NRW Arbeitsplatz nicht vor der Haustür
Kreisfreie Städte in der Region haben meist mehr Ein- als Auspendler. Und sie kommen nicht nur aus der Nachbarschaft.
Düsseldorf. Glaubt man dem, was Verkehrsmediziner, Psychosomatiker, Psychotherapeuten und Wissenschaftler seit Jahren versichern, dann sind nicht nur falsche Ernährung und Bewegungsmangel schlecht für die Gesundheit, sondern auch ein zu langer Arbeitsweg. Den „zusätzlichen Stressfaktor“, den IT NRW-Präsident Hans-Josef Fischer bei der gestrigen Präsentation der Pendlerrechnung 2015 ausmachte, kennt jeder, der morgens in Bus, Bahn oder Auto steigt: Gibt es Verspätungen oder einen Stau? Schaffe ich es rechtzeitig zum Termin oder zum Arbeitsplatz?
Ungeachtet dessen ist Pendeln auch im Verbreitungsgebiet unserer Zeitung Alltag — wobei in den meisten kreisfreien Städten ein Einpendlerüberschuss besteht (s. Grafik). Nur in Solingen verlassen mehr Menschen die Stadt, als umgekehrt Erwerbstätige morgens nach Solingen zur Arbeit pendeln.
Düsseldorf: Die Landeshauptstadt hat mit 58 Prozent die höchste Einpendlerquote unter den zehn größten Städten in NRW und nach Köln auch absolut Tag für Tag die meisten Einpendler im Land. Jeweils gut 18 000 Pendler kommen dabei aus Duisburg und Neuss. Weitere große Düsseldorfer Einpendlergemeinden sind Köln, Ratingen und Essen.
Wuppertal: Hier gibt es ein fast ausgeglichenes Verhältnis zwischen Ein- und Auspendlern. Die meisten Menschen, die zur Arbeit nach Wuppertal pendeln, stammen aus Remscheid (rund 5500), Solingen (4800) und Velbert (3800). Aber selbst aus Köln kommen täglich knapp 1600 Menschen.

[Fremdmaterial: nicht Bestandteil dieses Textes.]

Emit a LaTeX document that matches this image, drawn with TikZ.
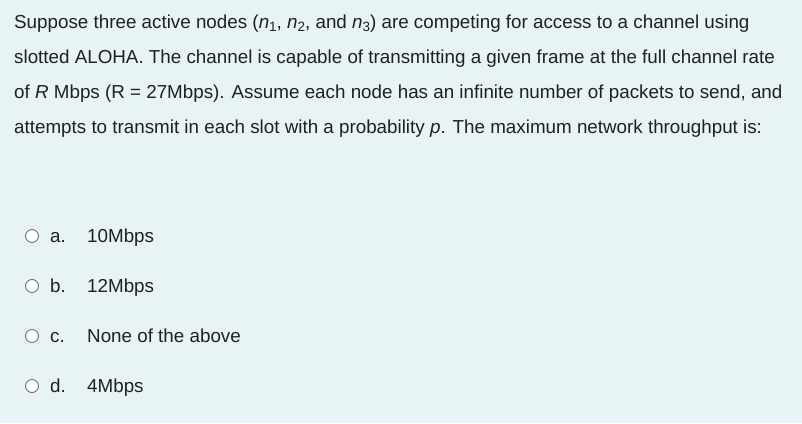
\documentclass[tikz,border=0pt]{standalone}
\usepackage{fontspec}
\setmainfont{Liberation Sans}
\definecolor{bg}{HTML}{E7F3F5}
\definecolor{tx}{HTML}{1D2125}
\definecolor{rc}{HTML}{6A737B}
\newcommand{\sbx}[1]{\raisebox{-0.35ex}{\fontsize{13.5}{13.5}\selectfont #1}}
\begin{document}
\begin{tikzpicture}[x=1pt,y=-1pt,
  line/.style={anchor=base west,inner sep=0pt,text=tx,font=\fontsize{18.8}{22}\selectfont},
  radio/.style={circle,draw=rc,line width=0.9pt,minimum size=13pt,inner sep=0pt,fill=white}]
\fill[bg] (0,0) rectangle (802,423);
\useasboundingbox (0,0) rectangle (802,423);
\node[line] (l1) at (14,28) {Suppose three active nodes (\textit{n}\sbx{1}, \textit{n}\sbx{2}, and \textit{n}\sbx{3}) are competing for access to a channel using};
\node[line] (l2) at (14,63) {slotted ALOHA. The channel is capable of transmitting a given frame at the full channel rate};
\node[line] (l3) at (14,98) {of \textit{R} Mbps (R = 27Mbps). Assume each node has an infinite number of packets to send, and};
\node[line] (l4) at (14,133) {attempts to transmit in each slot with a probability \textit{p}. The maximum network throughput is:};
\foreach \y/\l/\t [count=\i] in {236/a./10Mbps,286/b./12Mbps,336/c./None of the above,386/d./4Mbps}{
  \node[radio] (r\i) at (32,\y) {};
  \node[line] (k\i) at (50,\y+6.5) {\l};
  \node[line] (t\i) at (87,\y+6.5) {\t};
}
\end{tikzpicture}
\end{document}
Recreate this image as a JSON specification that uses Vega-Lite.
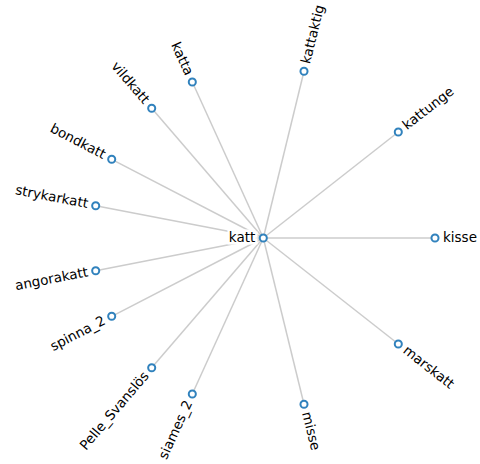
{
  "$schema": "https://vega.github.io/schema/vega-lite/v6.json",
  "width": 480,
  "height": 464,
  "autosize": {"type": "fit", "contains": "padding"},
  "padding": 0,
  "background": "white",
  "config": {"view": {"stroke": null}},
  "datasets": {
    "nodes": [
      {"name": "katt", "x": 263.3, "y": 238, "angle": 0, "side": "center", "parent": null},
      {"name": "kisse", "x": 435, "y": 238, "angle": 0, "side": "right", "parent": "katt"},
      {"name": "marskatt", "x": 398.3, "y": 344, "angle": 38, "side": "right", "parent": "katt"},
      {"name": "misse", "x": 304, "y": 404.3, "angle": 76, "side": "right", "parent": "katt"},
      {"name": "siames_2", "x": 192.3, "y": 394, "angle": -65.5, "side": "left", "parent": "katt"},
      {"name": "Pelle_Svanslös", "x": 151.7, "y": 367.7, "angle": -49.5, "side": "left", "parent": "katt"},
      {"name": "spinna_2", "x": 111.7, "y": 316.3, "angle": -27.5, "side": "left", "parent": "katt"},
      {"name": "angorakatt", "x": 95.7, "y": 270.7, "angle": -11, "side": "left", "parent": "katt"},
      {"name": "strykarkatt", "x": 95.7, "y": 205.7, "angle": 11, "side": "left", "parent": "katt"},
      {"name": "bondkatt", "x": 111.7, "y": 159.3, "angle": 27.5, "side": "left", "parent": "katt"},
      {"name": "vildkatt", "x": 151.7, "y": 108.3, "angle": 49.5, "side": "left", "parent": "katt"},
      {"name": "katta", "x": 192.3, "y": 82, "angle": 65.5, "side": "left", "parent": "katt"},
      {"name": "kattaktig", "x": 304, "y": 71.3, "angle": -76, "side": "right", "parent": "katt"},
      {"name": "kattunge", "x": 398.3, "y": 132, "angle": -38, "side": "right", "parent": "katt"}
    ]
  },
  "data": {"name": "nodes"},
  "encoding": {
    "x": {"field": "x", "type": "quantitative", "scale": {"domain": [0, 480], "nice": false, "zero": false}, "axis": null},
    "y": {"field": "y", "type": "quantitative", "scale": {"domain": [0, 464], "nice": false, "zero": false, "reverse": true}, "axis": null}
  },
  "layer": [
    {
      "transform": [
        {"filter": "datum.parent != null"},
        {"lookup": "parent", "from": {"data": {"name": "nodes"}, "key": "name", "fields": ["x", "y"]}, "as": ["px", "py"]}
      ],
      "mark": {"type": "rule", "stroke": "#cccccc", "strokeWidth": 1.5},
      "encoding": {
        "x2": {"field": "px"},
        "y2": {"field": "py"}
      }
    },
    {
      "transform": [{"filter": "datum.side == 'center'"}],
      "mark": {"type": "text", "align": "right", "baseline": "middle", "dx": -8, "font": "DejaVu Sans", "fontSize": 13.5, "stroke": "white", "strokeWidth": 5, "fill": "white"},
      "encoding": {"text": {"field": "name"}}
    },
    {
      "mark": {"type": "point", "shape": "circle", "size": 50, "filled": false, "fill": "white", "fillOpacity": 1, "stroke": "#3182bd", "strokeWidth": 2, "opacity": 1}
    },
    {
      "transform": [{"filter": "datum.side == 'right'"}],
      "mark": {"type": "text", "align": "left", "baseline": "middle", "dx": 8, "font": "DejaVu Sans", "fontSize": 13.5, "fill": "black"},
      "encoding": {"text": {"field": "name"}, "angle": {"field": "angle", "type": "quantitative", "scale": null}}
    },
    {
      "transform": [{"filter": "datum.side == 'left'"}],
      "mark": {"type": "text", "align": "right", "baseline": "middle", "dx": -8, "font": "DejaVu Sans", "fontSize": 13.5, "fill": "black"},
      "encoding": {"text": {"field": "name"}, "angle": {"field": "angle", "type": "quantitative", "scale": null}}
    },
    {
      "transform": [{"filter": "datum.side == 'center'"}],
      "mark": {"type": "text", "align": "right", "baseline": "middle", "dx": -8, "font": "DejaVu Sans", "fontSize": 13.5, "fill": "black"},
      "encoding": {"text": {"field": "name"}}
    }
  ]
}
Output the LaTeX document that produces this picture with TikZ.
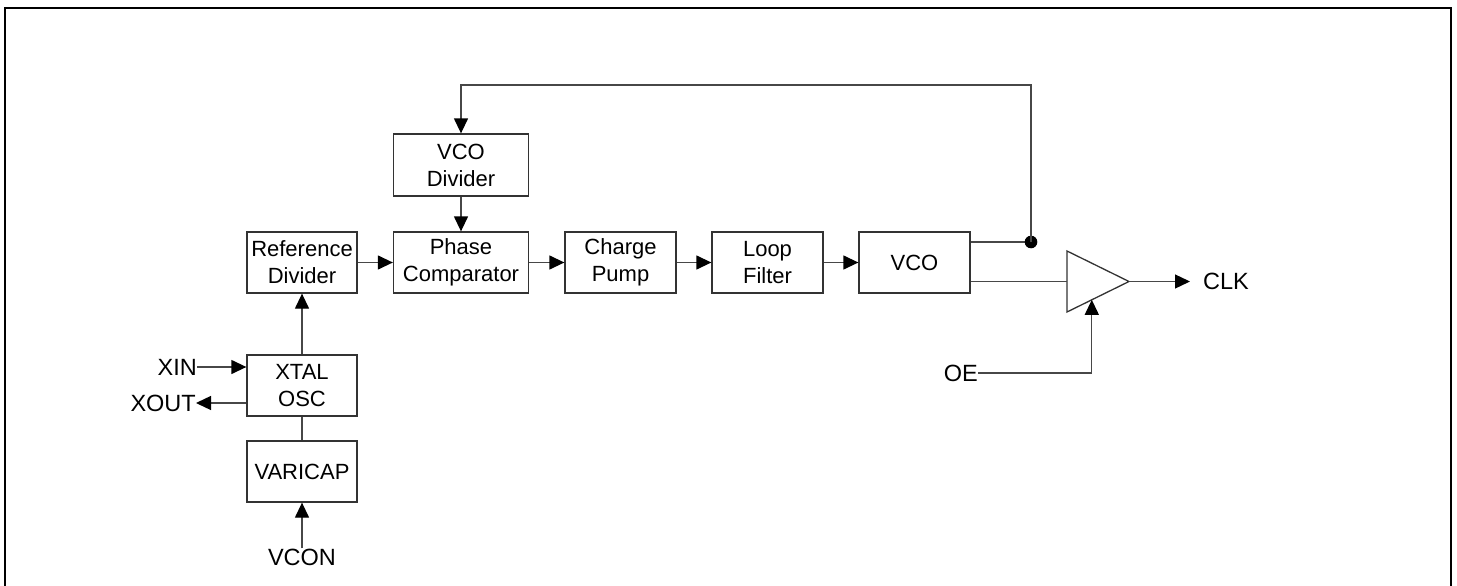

Solingen: Die bergische Stadt verzeichnet einen Auspendlerüberschuss. Der Radius reicht von Essen im Norden bis nach Köln im Süden. Die meisten Solinger arbeiten aber in Düsseldorf (5300) und Wuppertal (4800). Knapp 70 Prozent der Solinger Auspendler sind im produzierenden Gewerbe tätig, gut 30 Prozent im Dienstleistungssektor. Auch für Auszubildende gehört das Pendeln schon dazu: Rund 1000 haben ihren Ausbildungsplatz außerhalb Solingens.
Remscheid: Viel stärker als die Solinger stehen die benachbarten Remscheider beim Pendeln in unmittelbarem Austausch mit ihren Nachbarstädten. Die fünf größten Einpendlergemeinden Wuppertal, Wermelskirchen, Solingen, Radevormwald und Hückeswagen grenzen an das Stadtgebiet an. Und auch bei den Auspendlergemeinden schafft es das entferntere Düsseldorf nach Wuppertal, Wermelskirchen, Solingen und Radevormwald nur so gerade noch unter die ersten fünf.
Krefeld: Für Krefelder Pendler ist Düsseldorf mit weitem Abstand der größte Anziehungspunkt: Fast 10 000 Menschen fahren täglich in die Landeshauptstadt, gut 3600 dann auch ins benachbarte Duisburg. Umgekehrt ist Duisburg mit 6600 Pendlern auch die stärkste Einpendlergemeinde. Aber Menschen von Essen bis Mönchengladbach finden in Krefeld Arbeit, gut 60 Prozent im produzierenden Gewerbe.
Keinen Aufschluss gibt die jährliche Pendlerrechnung von IT NRW über das benutzte Verkehrsmittel. Das wird nur alle fünf Jahre beim Mikrozensus abgefragt, einer gesonderten Befragung von einem Prozent der Haushalte. Klar ist nur: Die am meisten gestresste Pendlergruppe sind die Autofahrer. Und nach früheren Angaben des Wiesbadener Bundesinstituts für Bevölkerungsforschung zeigen Studien, dass bei Fernpendlern, die eine Wegstrecke von mindestens einer Stunde oder 50 Kilometern zur Arbeitsstelle zurücklegen, das Risiko für einen schlechten Gesundheitszustand etwa doppelt so hoch wie bei Nichtpendlern.